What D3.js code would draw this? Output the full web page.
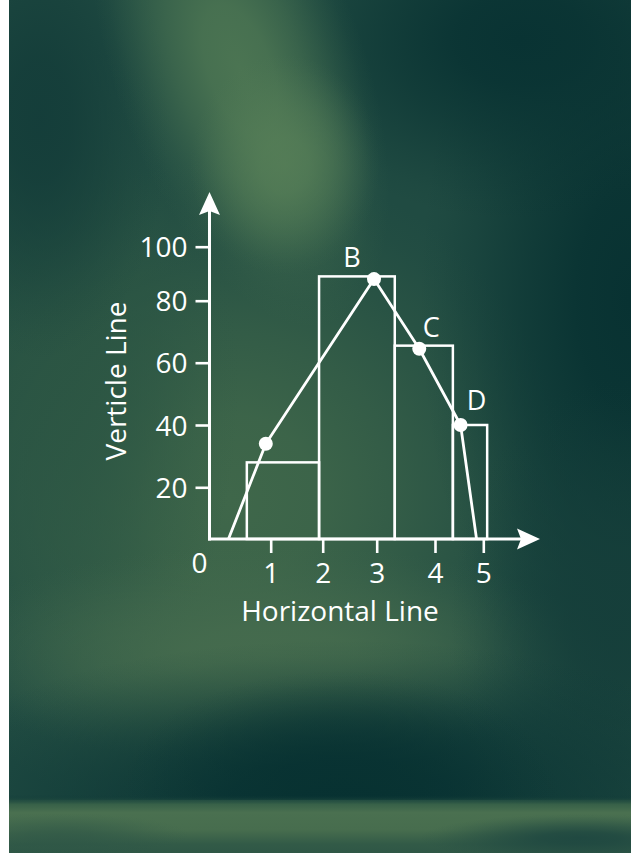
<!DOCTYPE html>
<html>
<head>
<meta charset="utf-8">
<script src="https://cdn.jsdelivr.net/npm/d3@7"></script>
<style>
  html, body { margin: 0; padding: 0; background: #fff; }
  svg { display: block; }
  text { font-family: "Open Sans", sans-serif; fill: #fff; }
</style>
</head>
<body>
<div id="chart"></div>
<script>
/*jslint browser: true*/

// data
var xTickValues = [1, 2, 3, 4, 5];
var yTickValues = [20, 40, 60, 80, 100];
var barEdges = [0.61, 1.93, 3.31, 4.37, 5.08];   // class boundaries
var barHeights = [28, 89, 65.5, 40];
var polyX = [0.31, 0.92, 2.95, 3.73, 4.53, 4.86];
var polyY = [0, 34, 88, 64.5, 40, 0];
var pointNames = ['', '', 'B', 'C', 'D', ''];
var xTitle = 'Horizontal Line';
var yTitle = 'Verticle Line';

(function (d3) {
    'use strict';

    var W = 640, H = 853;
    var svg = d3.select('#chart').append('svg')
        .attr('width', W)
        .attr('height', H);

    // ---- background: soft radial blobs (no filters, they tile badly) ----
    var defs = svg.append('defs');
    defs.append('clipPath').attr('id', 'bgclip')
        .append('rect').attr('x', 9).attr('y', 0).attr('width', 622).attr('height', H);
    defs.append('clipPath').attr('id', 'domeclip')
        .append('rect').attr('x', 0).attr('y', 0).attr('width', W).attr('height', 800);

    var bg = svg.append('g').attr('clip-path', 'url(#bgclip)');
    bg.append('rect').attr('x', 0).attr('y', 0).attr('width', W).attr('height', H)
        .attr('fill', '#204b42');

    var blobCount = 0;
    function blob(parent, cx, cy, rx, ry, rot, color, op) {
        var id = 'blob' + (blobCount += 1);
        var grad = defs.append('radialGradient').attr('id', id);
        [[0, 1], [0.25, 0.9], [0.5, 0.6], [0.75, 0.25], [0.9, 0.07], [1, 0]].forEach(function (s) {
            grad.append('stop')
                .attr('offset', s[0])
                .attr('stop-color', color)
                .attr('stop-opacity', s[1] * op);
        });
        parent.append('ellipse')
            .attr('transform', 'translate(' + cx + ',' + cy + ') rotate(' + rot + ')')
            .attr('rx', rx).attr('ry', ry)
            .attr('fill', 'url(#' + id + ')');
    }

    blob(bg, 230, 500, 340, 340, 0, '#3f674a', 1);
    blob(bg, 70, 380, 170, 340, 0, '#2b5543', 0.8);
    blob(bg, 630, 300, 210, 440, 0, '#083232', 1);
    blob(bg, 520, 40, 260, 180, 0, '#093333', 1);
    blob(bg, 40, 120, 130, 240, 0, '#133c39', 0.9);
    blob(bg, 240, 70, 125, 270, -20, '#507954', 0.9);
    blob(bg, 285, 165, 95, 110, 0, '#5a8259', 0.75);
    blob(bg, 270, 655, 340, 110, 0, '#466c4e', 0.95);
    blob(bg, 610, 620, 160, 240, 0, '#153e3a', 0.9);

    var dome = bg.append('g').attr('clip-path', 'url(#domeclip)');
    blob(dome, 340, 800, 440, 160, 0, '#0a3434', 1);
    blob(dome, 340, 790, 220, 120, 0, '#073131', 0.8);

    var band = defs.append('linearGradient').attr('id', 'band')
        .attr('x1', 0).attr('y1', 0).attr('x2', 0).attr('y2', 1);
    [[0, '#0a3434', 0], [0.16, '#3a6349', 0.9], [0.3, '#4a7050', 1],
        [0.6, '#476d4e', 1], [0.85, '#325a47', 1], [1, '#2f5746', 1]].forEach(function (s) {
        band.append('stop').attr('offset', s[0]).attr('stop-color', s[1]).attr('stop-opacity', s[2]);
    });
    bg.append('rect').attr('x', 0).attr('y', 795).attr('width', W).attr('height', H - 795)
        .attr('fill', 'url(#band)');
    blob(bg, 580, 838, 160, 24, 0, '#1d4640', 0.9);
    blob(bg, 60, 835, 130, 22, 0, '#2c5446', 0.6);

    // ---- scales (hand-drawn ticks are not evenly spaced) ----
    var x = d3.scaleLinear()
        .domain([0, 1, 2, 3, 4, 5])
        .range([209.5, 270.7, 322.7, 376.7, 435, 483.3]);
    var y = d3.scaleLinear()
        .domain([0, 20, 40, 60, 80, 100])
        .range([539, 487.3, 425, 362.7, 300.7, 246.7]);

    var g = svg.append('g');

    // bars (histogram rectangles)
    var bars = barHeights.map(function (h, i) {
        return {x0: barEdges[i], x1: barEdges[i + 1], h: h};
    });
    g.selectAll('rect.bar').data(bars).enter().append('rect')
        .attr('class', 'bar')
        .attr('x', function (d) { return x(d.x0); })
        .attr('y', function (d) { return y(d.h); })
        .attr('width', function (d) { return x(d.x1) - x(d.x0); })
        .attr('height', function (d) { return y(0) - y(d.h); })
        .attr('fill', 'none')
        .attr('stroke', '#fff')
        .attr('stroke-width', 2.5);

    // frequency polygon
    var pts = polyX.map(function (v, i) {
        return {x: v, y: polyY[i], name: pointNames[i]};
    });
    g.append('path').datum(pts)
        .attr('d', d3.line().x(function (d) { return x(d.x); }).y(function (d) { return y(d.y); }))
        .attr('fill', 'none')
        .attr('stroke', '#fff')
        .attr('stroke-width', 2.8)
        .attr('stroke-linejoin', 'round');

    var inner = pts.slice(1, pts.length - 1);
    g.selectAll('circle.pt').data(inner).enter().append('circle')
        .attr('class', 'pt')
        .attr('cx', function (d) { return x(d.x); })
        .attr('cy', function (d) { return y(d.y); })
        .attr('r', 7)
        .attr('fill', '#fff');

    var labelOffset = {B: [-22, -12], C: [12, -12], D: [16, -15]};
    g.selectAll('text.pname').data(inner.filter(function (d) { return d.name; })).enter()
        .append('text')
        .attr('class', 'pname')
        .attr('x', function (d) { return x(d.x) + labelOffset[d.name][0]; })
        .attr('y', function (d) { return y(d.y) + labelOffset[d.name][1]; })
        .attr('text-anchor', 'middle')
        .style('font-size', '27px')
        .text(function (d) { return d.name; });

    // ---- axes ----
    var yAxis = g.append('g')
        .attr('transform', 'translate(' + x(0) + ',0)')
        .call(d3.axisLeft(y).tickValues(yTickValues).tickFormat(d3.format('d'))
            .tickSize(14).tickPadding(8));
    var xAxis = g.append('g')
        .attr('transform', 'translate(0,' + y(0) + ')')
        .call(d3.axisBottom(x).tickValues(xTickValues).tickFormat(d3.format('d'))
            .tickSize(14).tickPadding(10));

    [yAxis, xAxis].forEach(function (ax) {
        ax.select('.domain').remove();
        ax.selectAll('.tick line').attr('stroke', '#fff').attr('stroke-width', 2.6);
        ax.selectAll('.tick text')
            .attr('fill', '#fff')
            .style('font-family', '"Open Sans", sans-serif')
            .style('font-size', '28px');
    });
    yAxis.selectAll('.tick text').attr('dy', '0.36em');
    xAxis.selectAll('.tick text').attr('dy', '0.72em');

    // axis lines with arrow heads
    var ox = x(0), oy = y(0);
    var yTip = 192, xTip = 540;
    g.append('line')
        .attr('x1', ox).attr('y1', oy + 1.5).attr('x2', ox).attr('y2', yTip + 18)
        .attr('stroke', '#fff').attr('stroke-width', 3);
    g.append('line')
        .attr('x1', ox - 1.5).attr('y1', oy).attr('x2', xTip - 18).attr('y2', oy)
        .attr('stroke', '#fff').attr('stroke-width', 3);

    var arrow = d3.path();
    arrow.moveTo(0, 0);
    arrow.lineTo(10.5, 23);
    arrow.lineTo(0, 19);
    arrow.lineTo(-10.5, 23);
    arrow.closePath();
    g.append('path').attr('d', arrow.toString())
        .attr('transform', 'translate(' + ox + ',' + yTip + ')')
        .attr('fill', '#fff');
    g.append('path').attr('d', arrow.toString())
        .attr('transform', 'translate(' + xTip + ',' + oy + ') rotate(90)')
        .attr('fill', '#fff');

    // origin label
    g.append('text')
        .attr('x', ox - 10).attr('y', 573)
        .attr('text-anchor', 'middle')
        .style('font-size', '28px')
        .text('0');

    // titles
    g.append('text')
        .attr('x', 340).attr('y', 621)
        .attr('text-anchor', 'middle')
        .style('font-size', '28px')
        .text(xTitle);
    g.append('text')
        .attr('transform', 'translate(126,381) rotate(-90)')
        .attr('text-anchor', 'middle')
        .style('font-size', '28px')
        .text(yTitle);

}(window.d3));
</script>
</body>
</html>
--------
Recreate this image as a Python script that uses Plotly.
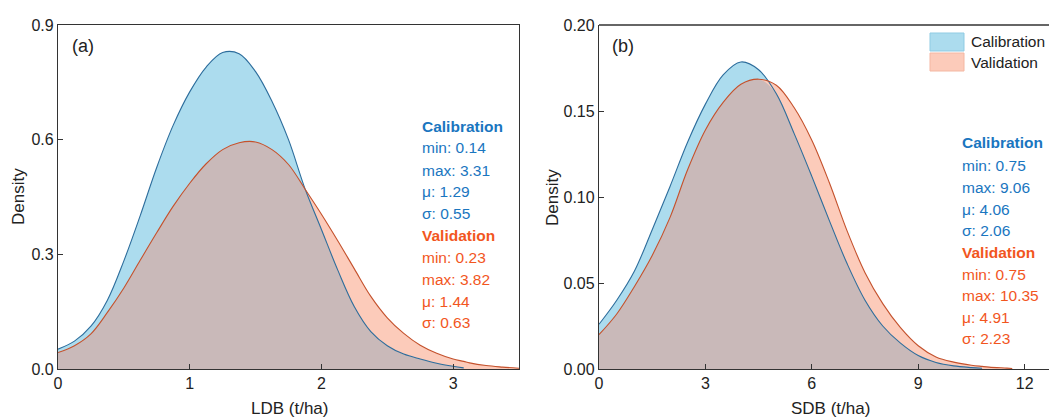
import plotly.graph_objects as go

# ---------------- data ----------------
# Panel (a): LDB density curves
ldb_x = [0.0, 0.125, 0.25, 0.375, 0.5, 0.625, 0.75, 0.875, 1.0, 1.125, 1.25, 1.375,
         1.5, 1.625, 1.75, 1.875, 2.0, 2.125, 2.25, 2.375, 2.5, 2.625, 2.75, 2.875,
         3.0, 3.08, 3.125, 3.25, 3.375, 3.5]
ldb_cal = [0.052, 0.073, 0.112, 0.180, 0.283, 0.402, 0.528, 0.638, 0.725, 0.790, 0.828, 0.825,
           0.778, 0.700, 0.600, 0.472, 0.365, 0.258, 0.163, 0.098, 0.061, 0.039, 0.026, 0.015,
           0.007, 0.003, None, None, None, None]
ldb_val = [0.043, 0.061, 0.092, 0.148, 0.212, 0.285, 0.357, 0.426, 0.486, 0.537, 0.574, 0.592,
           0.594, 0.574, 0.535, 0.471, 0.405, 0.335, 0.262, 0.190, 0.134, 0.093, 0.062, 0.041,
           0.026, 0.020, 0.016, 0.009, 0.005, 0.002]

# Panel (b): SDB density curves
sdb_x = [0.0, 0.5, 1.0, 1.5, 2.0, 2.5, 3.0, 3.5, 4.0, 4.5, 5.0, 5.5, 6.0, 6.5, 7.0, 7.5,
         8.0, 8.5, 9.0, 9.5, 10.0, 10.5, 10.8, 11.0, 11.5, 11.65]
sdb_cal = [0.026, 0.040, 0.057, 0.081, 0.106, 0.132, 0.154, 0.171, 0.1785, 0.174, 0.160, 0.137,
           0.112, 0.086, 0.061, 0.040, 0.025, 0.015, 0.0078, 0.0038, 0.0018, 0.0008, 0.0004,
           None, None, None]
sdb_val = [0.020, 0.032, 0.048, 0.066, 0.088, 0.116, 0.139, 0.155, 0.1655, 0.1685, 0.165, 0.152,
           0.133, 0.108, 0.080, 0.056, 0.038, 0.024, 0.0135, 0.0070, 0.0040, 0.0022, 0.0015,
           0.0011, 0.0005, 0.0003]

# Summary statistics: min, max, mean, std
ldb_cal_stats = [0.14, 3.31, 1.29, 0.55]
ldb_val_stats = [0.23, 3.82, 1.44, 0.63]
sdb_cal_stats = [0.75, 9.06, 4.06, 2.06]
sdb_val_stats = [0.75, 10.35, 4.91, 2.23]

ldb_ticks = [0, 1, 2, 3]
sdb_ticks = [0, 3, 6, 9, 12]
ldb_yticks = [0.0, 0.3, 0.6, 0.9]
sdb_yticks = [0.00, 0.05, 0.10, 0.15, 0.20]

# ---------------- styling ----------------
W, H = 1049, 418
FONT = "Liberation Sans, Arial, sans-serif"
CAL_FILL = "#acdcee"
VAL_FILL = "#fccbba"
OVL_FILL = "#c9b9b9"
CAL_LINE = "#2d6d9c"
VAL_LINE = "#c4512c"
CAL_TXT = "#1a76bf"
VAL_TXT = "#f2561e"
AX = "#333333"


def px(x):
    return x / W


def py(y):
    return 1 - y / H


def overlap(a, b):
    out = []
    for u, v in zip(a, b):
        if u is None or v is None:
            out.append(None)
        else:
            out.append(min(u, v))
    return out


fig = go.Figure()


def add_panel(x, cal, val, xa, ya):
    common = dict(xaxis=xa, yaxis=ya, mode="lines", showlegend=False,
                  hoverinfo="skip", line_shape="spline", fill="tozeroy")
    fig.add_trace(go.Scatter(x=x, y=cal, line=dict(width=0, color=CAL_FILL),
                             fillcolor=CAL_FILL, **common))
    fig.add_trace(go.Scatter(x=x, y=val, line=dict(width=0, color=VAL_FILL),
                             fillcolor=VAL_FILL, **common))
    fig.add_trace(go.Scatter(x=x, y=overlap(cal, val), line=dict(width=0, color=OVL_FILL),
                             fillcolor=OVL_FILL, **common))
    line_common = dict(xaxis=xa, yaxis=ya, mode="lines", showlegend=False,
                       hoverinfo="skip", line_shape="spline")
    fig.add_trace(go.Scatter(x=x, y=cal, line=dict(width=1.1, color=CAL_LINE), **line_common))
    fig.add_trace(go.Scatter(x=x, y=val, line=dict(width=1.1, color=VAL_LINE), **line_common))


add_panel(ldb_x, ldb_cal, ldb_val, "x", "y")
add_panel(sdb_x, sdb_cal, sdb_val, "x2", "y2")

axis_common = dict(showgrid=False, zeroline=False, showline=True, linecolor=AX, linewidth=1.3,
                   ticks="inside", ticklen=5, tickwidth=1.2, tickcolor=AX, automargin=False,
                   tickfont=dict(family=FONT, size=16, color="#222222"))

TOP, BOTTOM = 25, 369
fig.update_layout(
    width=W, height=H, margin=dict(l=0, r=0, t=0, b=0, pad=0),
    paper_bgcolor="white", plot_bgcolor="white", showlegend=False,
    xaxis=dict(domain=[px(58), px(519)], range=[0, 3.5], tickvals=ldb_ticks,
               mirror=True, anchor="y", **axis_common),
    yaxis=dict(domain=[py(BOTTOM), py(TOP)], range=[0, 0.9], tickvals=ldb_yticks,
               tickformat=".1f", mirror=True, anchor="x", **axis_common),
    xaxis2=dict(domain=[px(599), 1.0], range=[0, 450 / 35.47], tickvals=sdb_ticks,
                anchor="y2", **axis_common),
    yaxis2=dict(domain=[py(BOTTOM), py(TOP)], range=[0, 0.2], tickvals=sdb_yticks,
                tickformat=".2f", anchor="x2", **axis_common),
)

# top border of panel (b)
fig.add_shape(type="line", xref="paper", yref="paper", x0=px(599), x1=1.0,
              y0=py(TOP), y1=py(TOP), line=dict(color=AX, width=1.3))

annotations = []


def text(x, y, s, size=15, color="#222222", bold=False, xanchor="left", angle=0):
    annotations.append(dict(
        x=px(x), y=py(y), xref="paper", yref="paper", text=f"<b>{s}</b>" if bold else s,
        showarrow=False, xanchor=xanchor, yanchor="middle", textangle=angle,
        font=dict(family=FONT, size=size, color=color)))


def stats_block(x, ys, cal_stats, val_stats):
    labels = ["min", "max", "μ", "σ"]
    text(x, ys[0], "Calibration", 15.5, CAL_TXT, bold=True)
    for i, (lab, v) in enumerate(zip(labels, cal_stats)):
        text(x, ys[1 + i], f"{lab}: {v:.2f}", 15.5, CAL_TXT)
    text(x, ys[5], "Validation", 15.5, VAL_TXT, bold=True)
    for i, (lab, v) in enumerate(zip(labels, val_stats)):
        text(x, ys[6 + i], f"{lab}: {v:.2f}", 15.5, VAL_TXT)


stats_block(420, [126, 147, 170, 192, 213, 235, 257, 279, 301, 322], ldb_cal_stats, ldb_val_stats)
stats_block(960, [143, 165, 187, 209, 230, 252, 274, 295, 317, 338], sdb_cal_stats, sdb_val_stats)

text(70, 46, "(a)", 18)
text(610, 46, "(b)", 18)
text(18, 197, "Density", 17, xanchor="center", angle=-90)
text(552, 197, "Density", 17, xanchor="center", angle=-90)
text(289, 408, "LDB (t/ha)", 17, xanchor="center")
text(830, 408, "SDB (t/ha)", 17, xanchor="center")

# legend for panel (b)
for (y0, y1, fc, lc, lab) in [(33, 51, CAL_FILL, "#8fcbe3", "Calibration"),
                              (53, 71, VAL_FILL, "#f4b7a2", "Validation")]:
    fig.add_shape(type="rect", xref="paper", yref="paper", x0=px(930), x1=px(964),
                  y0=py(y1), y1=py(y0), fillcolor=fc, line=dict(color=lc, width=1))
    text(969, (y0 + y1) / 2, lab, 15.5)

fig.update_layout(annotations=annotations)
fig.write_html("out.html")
--------
▶ **PROBLEM DESCRIPTION**: Can you give again only the lines between the one containing "Recreate this image" and the one containing "sdb_val_stats = [0.75, 10.35, 4.91, 2.23]", counting both, exactly as they appear and without any pictures?

▶ **THE ANSWER**:
Recreate this image as a Python script that uses Plotly.
import plotly.graph_objects as go

# ---------------- data ----------------
# Panel (a): LDB density curves
ldb_x = [0.0, 0.125, 0.25, 0.375, 0.5, 0.625, 0.75, 0.875, 1.0, 1.125, 1.25, 1.375,
         1.5, 1.625, 1.75, 1.875, 2.0, 2.125, 2.25, 2.375, 2.5, 2.625, 2.75, 2.875,
         3.0, 3.08, 3.125, 3.25, 3.375, 3.5]
ldb_cal = [0.052, 0.073, 0.112, 0.180, 0.283, 0.402, 0.528, 0.638, 0.725, 0.790, 0.828, 0.825,
           0.778, 0.700, 0.600, 0.472, 0.365, 0.258, 0.163, 0.098, 0.061, 0.039, 0.026, 0.015,
           0.007, 0.003, None, None, None, None]
ldb_val = [0.043, 0.061, 0.092, 0.148, 0.212, 0.285, 0.357, 0.426, 0.486, 0.537, 0.574, 0.592,
           0.594, 0.574, 0.535, 0.471, 0.405, 0.335, 0.262, 0.190, 0.134, 0.093, 0.062, 0.041,
           0.026, 0.020, 0.016, 0.009, 0.005, 0.002]

# Panel (b): SDB density curves
sdb_x = [0.0, 0.5, 1.0, 1.5, 2.0, 2.5, 3.0, 3.5, 4.0, 4.5, 5.0, 5.5, 6.0, 6.5, 7.0, 7.5,
         8.0, 8.5, 9.0, 9.5, 10.0, 10.5, 10.8, 11.0, 11.5, 11.65]
sdb_cal = [0.026, 0.040, 0.057, 0.081, 0.106, 0.132, 0.154, 0.171, 0.1785, 0.174, 0.160, 0.137,
           0.112, 0.086, 0.061, 0.040, 0.025, 0.015, 0.0078, 0.0038, 0.0018, 0.0008, 0.0004,
           None, None, None]
sdb_val = [0.020, 0.032, 0.048, 0.066, 0.088, 0.116, 0.139, 0.155, 0.1655, 0.1685, 0.165, 0.152,
           0.133, 0.108, 0.080, 0.056, 0.038, 0.024, 0.0135, 0.0070, 0.0040, 0.0022, 0.0015,
           0.0011, 0.0005, 0.0003]

# Summary statistics: min, max, mean, std
ldb_cal_stats = [0.14, 3.31, 1.29, 0.55]
ldb_val_stats = [0.23, 3.82, 1.44, 0.63]
sdb_cal_stats = [0.75, 9.06, 4.06, 2.06]
sdb_val_stats = [0.75, 10.35, 4.91, 2.23]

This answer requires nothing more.